The ripple effects go further. Many jurisdictions won’t issue or renew a general business license without a valid CO, so your ability to legally operate at all may be blocked. Insurance carriers may deny claims for property damage or liability if an incident occurs in a building that lacks a valid occupancy certificate, leaving you personally exposed. And if you’re leasing, operating without a CO may violate your lease terms and give the landlord grounds for eviction. The cost of getting a CO right the first time is almost always less than the cost of getting caught without one.
If your CO application is denied, you’re not out of options. Most jurisdictions have a board of appeals (sometimes called a board of building appeals or board of rules and appeals) that hears challenges to decisions made by the building official.

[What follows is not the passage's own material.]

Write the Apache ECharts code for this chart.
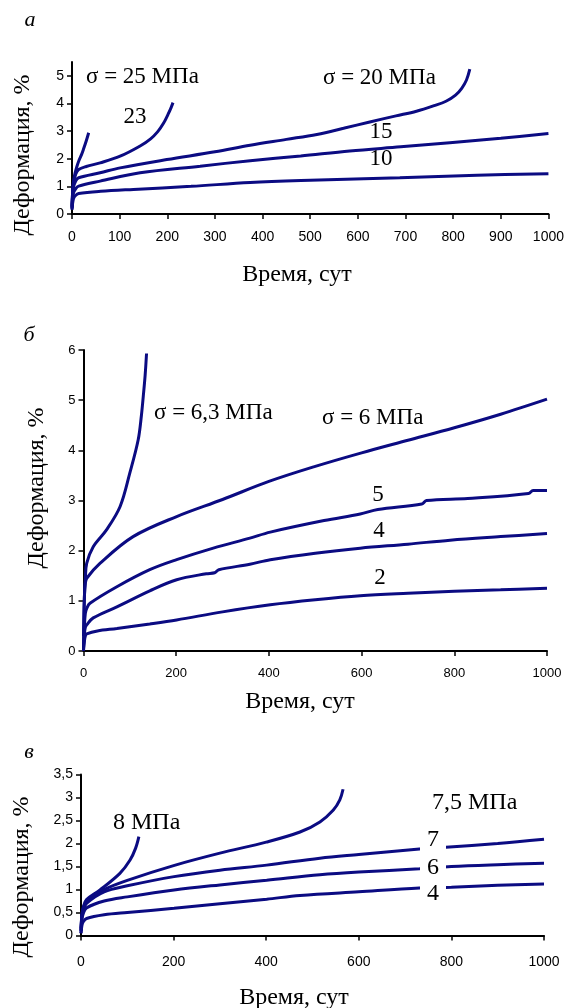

The International Building Code, which forms the basis for most local building codes in the United States, requires jurisdictions to establish such a board.
An appeal is typically based on one of a few grounds: you believe the building code was incorrectly interpreted, the code doesn’t fully apply to your situation, or you’re proposing an equivalent or better construction method that achieves the same safety outcome. The board cannot waive code requirements outright, but it can determine that the building official applied them incorrectly.
If the denial stems from a zoning conflict rather than a building code violation, you may need a different remedy. Applying for a zoning variance allows you to request an exception to use the property in a way that the current zoning classification doesn’t permit. Variances are heard by a zoning board and typically require you to show that strict compliance would create a genuine hardship unique to your property, not just an inconvenience.
Both processes take time. Appeal deadlines can be as short as 15 to 30 days after the denial, so read your denial notice carefully and act quickly if you plan to challenge it.